于是,我也坐了下来。次仁指着书上的鼠兔,对着我点点头。我把伦珠拉了过来。原来,他告诉我,他在自己的牧场上,也有“阿巴拉”(藏语对鼠兔的发音),还有野牦牛,棕熊,藏原羚,狼。藏历5月份,藏羚羊从这个大盆地中走过。藏历6―7月,带着孩子们的藏羚羊又走了回来。在这里,除了他,还有一位野保员,家在另外一个山谷里。在他们家两三公里处,有一处简易的保护站。每次保护区进行武装巡护的时候保护站会成为临时的落脚点。然而,巡护队不能整个季节都待在保护站上。所以,日常的巡护就落实在次仁他们的身上。他们如果看到陌生的车辆,会骑着摩托车去检查车辆的来历。
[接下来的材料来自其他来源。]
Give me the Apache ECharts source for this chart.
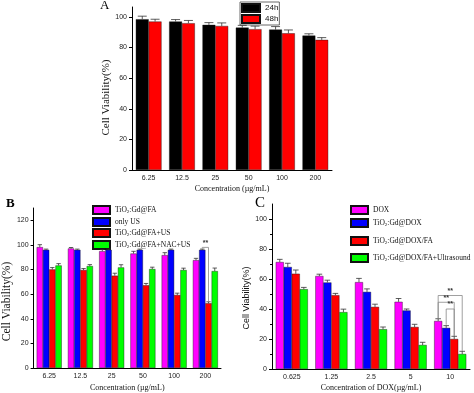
<!DOCTYPE html>
<html>
<head>
<meta charset="utf-8">
<script src="https://cdn.jsdelivr.net/npm/echarts@6.0.0/dist/echarts.min.js"></script>
<style>
html, body { margin: 0; padding: 0; background: #fff; }
#chart { width: 474px; height: 393px; }
</style>
</head>
<body>
<div id="chart"></div>
<script>
// panel A
var catsA = ['6.25', '12.5', '25', '50', '100', '200'];
var a24 = [98.5, 97, 94.8, 93, 91.7, 87.8];
var a24Err = [2, 1.3, 1.5, 1.5, 2, 1.2];
var a48 = [97, 95.9, 94.1, 92, 89.3, 85];
var a48Err = [1.5, 1.8, 2, 2, 2.2, 1.5];
var yTicksA = [0, 20, 40, 60, 80, 100];

// panel B
var catsB = ['6.25', '12.5', '25', '50', '100', '200'];
var bFA = [98.2, 97.1, 94.9, 93, 91.7, 87.6];
var bFAErr = [2, 0.8, 1.5, 1.8, 2, 1.5];
var bUS = [96, 96, 96, 96, 96, 96];
var bUSErr = [0.6, 0.6, 0.6, 0.6, 0.6, 0.6];
var bFAUS = [80.1, 79.6, 75, 67.2, 59.3, 52.6];
var bFAUSErr = [1.5, 1.2, 2, 1.5, 1.5, 1.2];
var bNAC = [83.3, 82.8, 81.7, 80.4, 79.6, 78.7];
var bNACErr = [1.5, 1.2, 2.2, 1.5, 1.5, 2.5];
var yTicksB = [0, 20, 40, 60, 80, 100, 120];
// [category, bar from, bar to, line value, from top, to top]
var sigB = [[5, 1, 2, 98, 97, 54]];

// panel C
var catsC = ['0.625', '1.25', '2.5', '5', '10'];
var cDOX = [71.3, 62, 57.9, 44.8, 32];
var cDOXErr = [1.8, 1.2, 2.5, 2.2, 1.5];
var cGd = [68, 57.7, 51.4, 39, 27.4];
var cGdErr = [2.5, 1.5, 2, 1, 1.5];
var cFA = [63.5, 49.2, 41.4, 28, 20];
var cFAErr = [2.5, 1.2, 1.8, 1.8, 1.8];
var cUS = [53.2, 37.9, 26.5, 16, 10];
var cUSErr = [1.2, 2, 1.5, 1.8, 1.8];
var yTicksC = [0, 20, 40, 60, 80, 100];
var sigC = [[4, 0, 3, 49, 34, 12], [4, 0, 2, 44.5, 34, 22], [4, 1, 2, 40, 29.5, 22]];

var serif = 'Liberation Serif';
var sans = 'Liberation Sans';

function barSeries(name, data, color, gi, gap) {
  return {
    type: 'bar', name: name, data: data,
    xAxisIndex: gi, yAxisIndex: gi,
    barGap: '0%', barCategoryGap: (gap * 100) + '%',
    itemStyle: { color: color, borderColor: '#111', borderWidth: 0.4 }
  };
}

function barX(api, cat, i, n, gap) {
  var band = api.size([1, 0])[0];
  var bw = band * (1 - gap) / n;
  var c = api.coord([cat, 0])[0];
  return { x: c - band * (1 - gap) / 2 + (i + 0.5) * bw, bw: bw };
}

function errSeries(vals, errs, gi, i, n, gap) {
  return {
    type: 'custom', xAxisIndex: gi, yAxisIndex: gi, z: 5, silent: true,
    data: vals.map(function (v, k) { return [k, v, errs[k]]; }),
    encode: { x: 0, y: 1 },
    renderItem: function (params, api) {
      var b = barX(api, api.value(0), i, n, gap);
      var y0 = api.coord([api.value(0), api.value(1)])[1];
      var y1 = api.coord([api.value(0), api.value(1) + api.value(2)])[1];
      var cap = b.bw * 0.35;
      var st = { stroke: '#333', lineWidth: 0.8 };
      return {
        type: 'group', children: [
          { type: 'line', shape: { x1: b.x, y1: y0, x2: b.x, y2: y1 }, style: st },
          { type: 'line', shape: { x1: b.x - cap, y1: y1, x2: b.x + cap, y2: y1 }, style: st }
        ]
      };
    }
  };
}

function sigSeries(items, gi, n, gap) {
  return {
    type: 'custom', xAxisIndex: gi, yAxisIndex: gi, z: 6, silent: true,
    data: items,
    encode: { x: 0, y: 3 },
    renderItem: function (params, api) {
      var cat = api.value(0);
      var xa = barX(api, cat, api.value(1), n, gap).x;
      var xb = barX(api, cat, api.value(2), n, gap).x;
      var yl = api.coord([cat, api.value(3)])[1];
      var ya = api.coord([cat, api.value(4)])[1];
      var yb = api.coord([cat, api.value(5)])[1];
      return {
        type: 'group', children: [
          { type: 'polyline', shape: { points: [[xa, ya], [xa, yl], [xb, yl], [xb, yb]] },
            style: { stroke: '#888', lineWidth: 0.8, fill: null } },
          { type: 'text', x: (xa + xb) / 2, y: yl - 1,
            style: { text: '**', fill: '#333', font: 'bold 7px ' + sans, align: 'center', verticalAlign: 'bottom' } }
        ]
      };
    }
  };
}

function xAxisOf(gi, cats, name, gap) {
  return {
    type: 'category', gridIndex: gi, data: cats,
    name: name, nameLocation: 'middle', nameGap: gap,
    nameTextStyle: { fontFamily: serif, fontSize: 8, color: '#111' },
    axisLine: { lineStyle: { color: '#000', width: 1 } },
    axisTick: { alignWithLabel: true, length: 3, lineStyle: { color: '#000' } },
    axisLabel: { fontFamily: sans, fontSize: 7, color: '#222', margin: 5 }
  };
}

function yAxisOf(gi, max, ticks, nameFont, nameSize, gap, shift, minor) {
  return {
    type: 'value', gridIndex: gi, min: 0, max: max, interval: 20,
    name: 'Cell Viability(%)', nameLocation: 'middle', nameGap: gap,
    nameTextStyle: { fontFamily: nameFont, fontSize: nameSize, color: '#111', padding: [0, shift, 0, 0] },
    splitLine: { show: false },
    axisLine: { show: true, lineStyle: { color: '#000', width: 1 } },
    axisTick: { show: true, length: 3, customValues: ticks, lineStyle: { color: '#000' } },
    minorTick: { show: !!minor, splitNumber: 2, length: 2, lineStyle: { color: '#000' } },
    axisLabel: { fontFamily: sans, fontSize: 7, color: '#222', margin: 5, customValues: ticks }
  };
}

var subRich = {
  s: { fontFamily: serif, fontSize: 5, color: '#111', verticalAlign: 'bottom', lineHeight: 8 }
};
function subFmt(name) { return name.replace('TiO2', 'TiO{s|2}'); }

// one legend per entry so rows can sit where the reference puts them
function legendAt(name, left, top, size) {
  return {
    data: [name], left: left, top: top, selectedMode: false, padding: 0,
    itemWidth: 17, itemHeight: 8, icon: 'rect', formatter: subFmt,
    textStyle: { fontFamily: serif, fontSize: size, color: '#111', lineHeight: 8, rich: subRich }
  };
}

var gapA = 0.23, gapB = 0.2, gapC = 0.19;

var chart = echarts.init(document.getElementById('chart'));
chart.setOption({
  animation: false,
  backgroundColor: '#fff',
  title: [
    { text: 'A', left: 100, top: -1, padding: 0, textStyle: { fontFamily: serif, fontSize: 13, fontWeight: 'normal', color: '#000' } },
    { text: 'B', left: 6, top: 197, padding: 0, textStyle: { fontFamily: serif, fontSize: 13, fontWeight: 'bold', color: '#000' } },
    { text: 'C', left: 255, top: 196, padding: 0, textStyle: { fontFamily: serif, fontSize: 15, fontWeight: 'normal', color: '#000' } }
  ],
  legend: [
    { data: ['24h', '48h'], left: 240, top: 2, orient: 'vertical', selectedMode: false,
      padding: [1, 1, 1, 1], itemGap: 1, itemWidth: 18, itemHeight: 8, icon: 'rect',
      borderColor: '#444', borderWidth: 0.8,
      textStyle: { fontFamily: sans, fontSize: 8, color: '#111' } },
    legendAt('TiO2:Gd@FA', 92, 205, 7.5),
    legendAt('only US', 92, 217, 7.5),
    legendAt('TiO2:Gd@FA+US', 92, 228, 7.5),
    legendAt('TiO2:Gd@FA+NAC+US', 92, 240, 7.5),
    legendAt('DOX', 350, 205, 7.5),
    legendAt('TiO2:Gd@DOX', 350, 218, 7.5),
    legendAt('TiO2:Gd@DOX/FA', 350, 236, 7.5),
    legendAt('TiO2:Gd@DOX/FA+Ultrasound', 350, 253, 7.5)
  ],
  grid: [
    { left: 132, top: 7, width: 200, height: 163 },
    { left: 24, top: 208, width: 197, height: 160 },
    { left: 272, top: 204, width: 198, height: 165 }
  ],
  xAxis: [
    xAxisOf(0, catsA, 'Concentration (\u00b5g/mL)', 15),
    xAxisOf(1, catsB, 'Concentration (\u00b5g/mL)', 16),
    xAxisOf(2, catsC, 'Concentration of DOX(\u00b5g/mL)', 14.5)
  ],
  yAxis: [
    yAxisOf(0, 106.5, yTicksA, serif, 11, 18, 18, false),
    yAxisOf(1, 130, yTicksB, serif, 11.5, 17, 27, false),
    yAxisOf(2, 110, yTicksC, sans, 9, 18, 23, true)
  ],
  series: [
    barSeries('24h', a24, '#000000', 0, gapA),
    barSeries('48h', a48, '#ff0000', 0, gapA),
    errSeries(a24, a24Err, 0, 0, 2, gapA),
    errSeries(a48, a48Err, 0, 1, 2, gapA),

    barSeries('TiO2:Gd@FA', bFA, '#ff00ff', 1, gapB),
    barSeries('only US', bUS, '#0000ff', 1, gapB),
    barSeries('TiO2:Gd@FA+US', bFAUS, '#ff0000', 1, gapB),
    barSeries('TiO2:Gd@FA+NAC+US', bNAC, '#00ff00', 1, gapB),
    errSeries(bFA, bFAErr, 1, 0, 4, gapB),
    errSeries(bUS, bUSErr, 1, 1, 4, gapB),
    errSeries(bFAUS, bFAUSErr, 1, 2, 4, gapB),
    errSeries(bNAC, bNACErr, 1, 3, 4, gapB),
    sigSeries(sigB, 1, 4, gapB),

    barSeries('DOX', cDOX, '#ff00ff', 2, gapC),
    barSeries('TiO2:Gd@DOX', cGd, '#0000ff', 2, gapC),
    barSeries('TiO2:Gd@DOX/FA', cFA, '#ff0000', 2, gapC),
    barSeries('TiO2:Gd@DOX/FA+Ultrasound', cUS, '#00ff00', 2, gapC),
    errSeries(cDOX, cDOXErr, 2, 0, 4, gapC),
    errSeries(cGd, cGdErr, 2, 1, 4, gapC),
    errSeries(cFA, cFAErr, 2, 2, 4, gapC),
    errSeries(cUS, cUSErr, 2, 3, 4, gapC),
    sigSeries(sigC, 2, 4, gapC)
  ]
});
</script>
</body>
</html>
如果发现有盗猎的嫌疑,就要骑着摩托车,赶到荣玛乡乡政府报告,来回要两天的时间。

交谈了一会儿,次仁把注意力转回到小册子上,继续开始了他的阅读,一脸的微笑。看着他,让我想起英国人克莱门茨・R・马克姆撰写的《叩响雪域高原的门扉》一书中的一段文字“……当开化民族陷入了无止境地追求贪婪和野心的时候,你们却在荒山的保护下继续生活在和平和欢乐之中……”。

在羌塘,无论是达瓦还是次仁,如果只是擦肩而过,都不会引人注意。和所有其他的牧民一样,他们日出而作,日落而息,牛羊是他们最珍贵的财产。然而,他们现在还有了个新的身份,羌塘保护区的野保员。作为野保员,他们的工作很简单,如果发现有异常情况,及时报告管理单位。然而,和他们的交谈,对于我,总是十分地愉悦。他们每个人的头脑中,都有一个微型的珍贵的数据库,记录着他们管护区内野生动物们的动向。从他们那里可以了解到许多野生动物的情况。有些,是我们已经研究或者了解的,有些对我们而言也十分新鲜。就是这样一群牧民,在管护自家的财产以外,还协助管护着一份重要的国家资产――野生动物。